- _What you will do_: Search the records below for the word "with". Pull out each line that has it.

##### The records

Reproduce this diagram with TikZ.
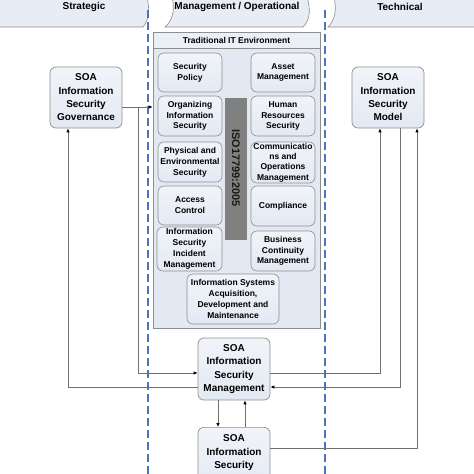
\documentclass[tikz,border=0pt]{standalone}
\usepackage{fontspec}
\setmainfont{Liberation Sans}
\usetikzlibrary{arrows.meta}
\definecolor{boxfill}{HTML}{E3E9F3}
\definecolor{boxtop}{HTML}{F1F4F9}
\definecolor{boxline}{HTML}{8E8E8E}
\definecolor{conn}{HTML}{707070}
\definecolor{lane}{HTML}{4F72BC}
\definecolor{isogrey}{HTML}{808080}
\tikzset{
  outbox/.style={draw=boxline, line width=0.7pt, rounded corners=6pt, top color=boxtop, bottom color=boxfill,
    minimum width=72pt, minimum height=61pt, inner sep=0pt, align=center,
    font=\fontsize{10}{13.3}\selectfont\bfseries},
  inbox/.style={draw=boxline, line width=0.6pt, rounded corners=6pt, top color=boxtop, bottom color=boxfill,
    minimum width=64pt, minimum height=40pt, inner sep=0pt, align=center,
    font=\fontsize{8.5}{10.8}\selectfont\bfseries},
  banner/.style={draw=boxline, line width=0.6pt, fill=boxfill!85!white},
  bannertext/.style={font=\fontsize{10}{12}\selectfont\bfseries, inner sep=0pt},
  lanesep/.style={draw=lane, line width=1.4pt, dash pattern=on 8pt off 4pt},
  arr/.style={draw=conn, line width=0.8pt, -{Latex[length=4pt,width=3.5pt,color=black]}},
}
\begin{document}
\begin{tikzpicture}[x=1pt,y=-1pt]
\useasboundingbox (0,0) rectangle (474,474);
\clip (0,0) rectangle (474,474);
\fill[white] (0,0) rectangle (474,474);

% banners
\path[banner] (-5,-3) .. controls (-2,10) and (-4,20) .. (-10,27) -- (143,27)
  .. controls (149,20) and (150,10) .. (147,-3) -- cycle;
\path[banner] (172,-3) .. controls (175,10) and (173,20) .. (165,27) -- (303,27)
  .. controls (310,20) and (311,10) .. (307,-3) -- cycle;
\path[banner] (334,-3) .. controls (337,10) and (335,20) .. (328,27) -- (480,27) -- (480,-3) -- cycle;
\node[bannertext] (bs) at (84,7) {Strategic};
\node[bannertext] (bm) at (237,7) {Management / Operational};
\node[bannertext] (bt) at (400,7) {Technical};

% lane separators
\draw[lanesep] (148,10) -- (148,480);
\draw[lanesep] (325,10) -- (325,480);

% traditional IT environment
\node[draw=boxline, line width=0.6pt, fill=boxfill, minimum width=167pt, minimum height=296pt, inner sep=0pt]
  (it) at (236.5,180) {};
\draw[boxline, line width=0.6pt, fill=boxtop!60!boxfill] (153,32) rectangle (320,48);
\node[font=\fontsize{8.5}{10}\selectfont\bfseries, inner sep=0pt] (itt) at (236.5,40.5) {Traditional IT Environment};

\node[inbox, minimum height=39pt] (sp)  at (190,72.5) {Security\\Policy};
\node[inbox, minimum height=39pt] (am)  at (283,72.5) {Asset\\Management};
\node[inbox] (ois) at (190,116) {Organizing\\Information\\Security};
\node[inbox] (hrs) at (283,116) {Human\\Resources\\Security};
\node[inbox] (pes) at (190,162) {Physical and\\Environmental\\Security};
\node[inbox, minimum height=41pt, font=\fontsize{8.5}{10.3}\selectfont\bfseries] (com) at (283,162.5) {Communicatio\\ns and\\Operations\\Management};
\node[inbox, minimum height=39pt] (ac)  at (190,205.5) {Access\\Control};
\node[inbox] (cmp) at (283,206) {Compliance};
\node[inbox, minimum width=65pt, minimum height=44pt] (isim) at (189.5,249) {Information\\Security\\Incident\\Management};
\node[inbox] (bcm) at (283,251) {Business\\Continuity\\Management};
\node[inbox, minimum width=92pt, minimum height=50pt] (isad) at (233,299) {Information Systems\\Acquisition,\\Development and\\Maintenance};

\node[fill=isogrey, minimum width=22pt, minimum height=142pt, inner sep=0pt] (iso) at (236,169) {};
\node[rotate=-90, font=\fontsize{11}{12}\selectfont\bfseries, text=black!90, inner sep=0pt] (isot) at (236,168) {ISO17799:2005};

% outer boxes
\node[outbox] (gov) at (86,97.5) {SOA\\Information\\Security\\Governance};
\node[outbox] (model) at (388,97.5) {SOA\\Information\\Security\\Model};
\node[outbox, minimum height=62pt] (mgmt) at (234,369) {SOA\\Information\\Security\\Management};
\node[outbox, minimum height=62pt, anchor=north] (enf) at (234,427) {SOA\\Information\\Security\\\mbox{}};

% connector way points
\coordinate (j1) at (138,107);
\coordinate (a1) at (138,373);
\coordinate (a2) at (68,387);
\coordinate (b1) at (380,373);
\coordinate (b2) at (400,387);
\coordinate (b3) at (417,448);
\coordinate (c1) at (218,0);
\coordinate (c2) at (245,0);

% connectors
\draw[arr] (gov.east |- j1) -- (it.west |- j1);
\draw[arr] (j1) -- (a1) -- (mgmt.west |- a1);
\draw[arr] (mgmt.west |- a2) -- (a2) -- (gov.south -| a2);
\draw[arr] (mgmt.east |- b1) -- (b1) -- (model.south -| b1);
\draw[arr] (model.south -| b2) -- (b2) -- (mgmt.east |- b2);
\draw[arr] (enf.east |- b3) -- (b3) -- (model.south -| b3);
\draw[arr] (mgmt.south -| c1) -- (enf.north -| c1);
\draw[arr] (enf.north -| c2) -- (mgmt.south -| c2);
\end{tikzpicture}
\end{document}
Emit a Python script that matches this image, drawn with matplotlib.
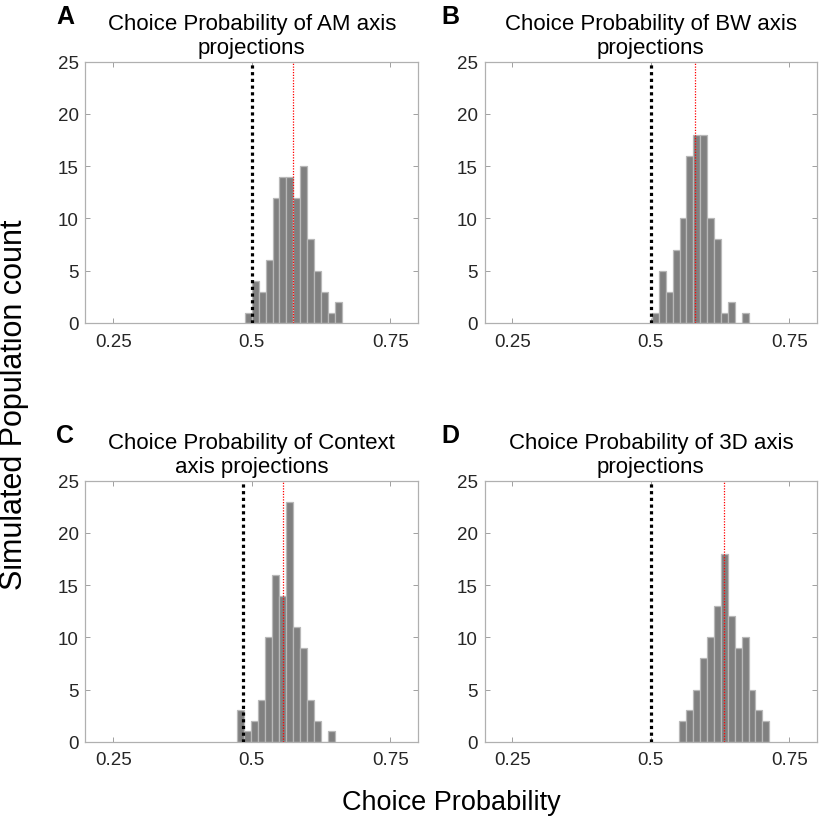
import matplotlib

matplotlib.use("Agg")
import matplotlib.pyplot as plt
import numpy as np

plt.rcParams["font.family"] = ["Liberation Sans", "DejaVu Sans"]

# --- data ------------------------------------------------------------------------------
panel_letters = ["A", "B", "C", "D"]
panel_titles = [
    "Choice Probability of AM axis\nprojections",
    "Choice Probability of BW axis\nprojections",
    "Choice Probability of Context\naxis projections",
    "Choice Probability of 3D axis\nprojections",
]
bin_start = [0.4875, 0.5018, 0.4733, 0.5510]
bin_width = [0.0125, 0.0125, 0.01264, 0.01254]
counts_am = [1, 4, 3, 6, 12, 14, 14, 12, 15, 8, 5, 3, 1, 2]
counts_bw = [1, 5, 3, 7, 10, 16, 18, 18, 10, 8, 1, 2, 0, 1]
counts_ctx = [3, 1, 2, 4, 10, 16, 14, 23, 11, 9, 4, 2, 0, 1]
counts_3d = [2, 3, 5, 8, 10, 13, 18, 12, 9, 10, 5, 3, 2]
chance_line = [0.5, 0.5, 0.485, 0.5]
observed_cp = [0.5736, 0.5805, 0.556, 0.6323]
xticks = [0.25, 0.5, 0.75]
xticklabels = ["0.25", "0.5", "0.75"]
yticks = [0, 5, 10, 15, 20, 25]

all_counts = [counts_am, counts_bw, counts_ctx, counts_3d]

W, H = 820, 829
fig = plt.figure(figsize=(W / 100, H / 100), dpi=100)

# axes boxes in pixels: left, top, right, bottom
boxes = [
    (85.5, 62.7, 418, 324),
    (484.7, 62.7, 817, 324),
    (85.5, 481.7, 418, 742.7),
    (484.7, 481.7, 817, 742.7),
]
letter_x = [65, 450, 65, 450]

axis_grey = "#b0b0b0"
for i, (l, t, r, b) in enumerate(boxes):
    ax = fig.add_axes([l / W, 1 - b / H, (r - l) / W, (b - t) / H])
    counts = all_counts[i]
    edges = bin_start[i] + bin_width[i] * np.arange(len(counts))
    ax.bar(edges, counts, width=bin_width[i], align="edge", color="#808080",
           edgecolor="#b8b8b8", linewidth=0.9, zorder=2)
    ax.plot([chance_line[i]] * 2, [0, 25], color="black", lw=2.3,
            linestyle=(0, (1, 1.1)), zorder=3)
    ax.plot([observed_cp[i]] * 2, [0, 25], color="red", lw=0.9,
            linestyle=(0, (1, 1.2)), zorder=4)
    ax.set_xlim(0.2, 0.8)
    ax.set_ylim(0, 25)
    ax.set_xticks(xticks)
    ax.set_xticklabels(xticklabels)
    ax.set_yticks(yticks)
    ax.tick_params(direction="in", length=3.5, width=0.6, color="#909090",
                   labelsize=13.5, labelcolor="#262626", top=True, right=True)
    ax.tick_params(axis="x", pad=7)
    ax.tick_params(axis="y", pad=5)
    for s in ax.spines.values():
        s.set_color(axis_grey)
        s.set_linewidth(0.9)
    ax.set_title(panel_titles[i], fontsize=16, pad=6, linespacing=1.2)
    fig.text(letter_x[i] / W, 1 - (t - 45.7) / H, panel_letters[i], fontsize=18,
             fontweight="bold", ha="center", va="center")

fig.text(451 / W, 1 - 803 / H, "Choice Probability", fontsize=19.5,
         ha="center", va="center")
fig.text(14 / W, 1 - 405 / H, "Simulated Population count", fontsize=22,
         rotation=90, ha="center", va="center")

fig.savefig("out.png", dpi=100)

##########

- _Answer for this exercise_:
Reproduce this diagram with TikZ.
Emit a Python script that matches this image, drawn with matplotlib.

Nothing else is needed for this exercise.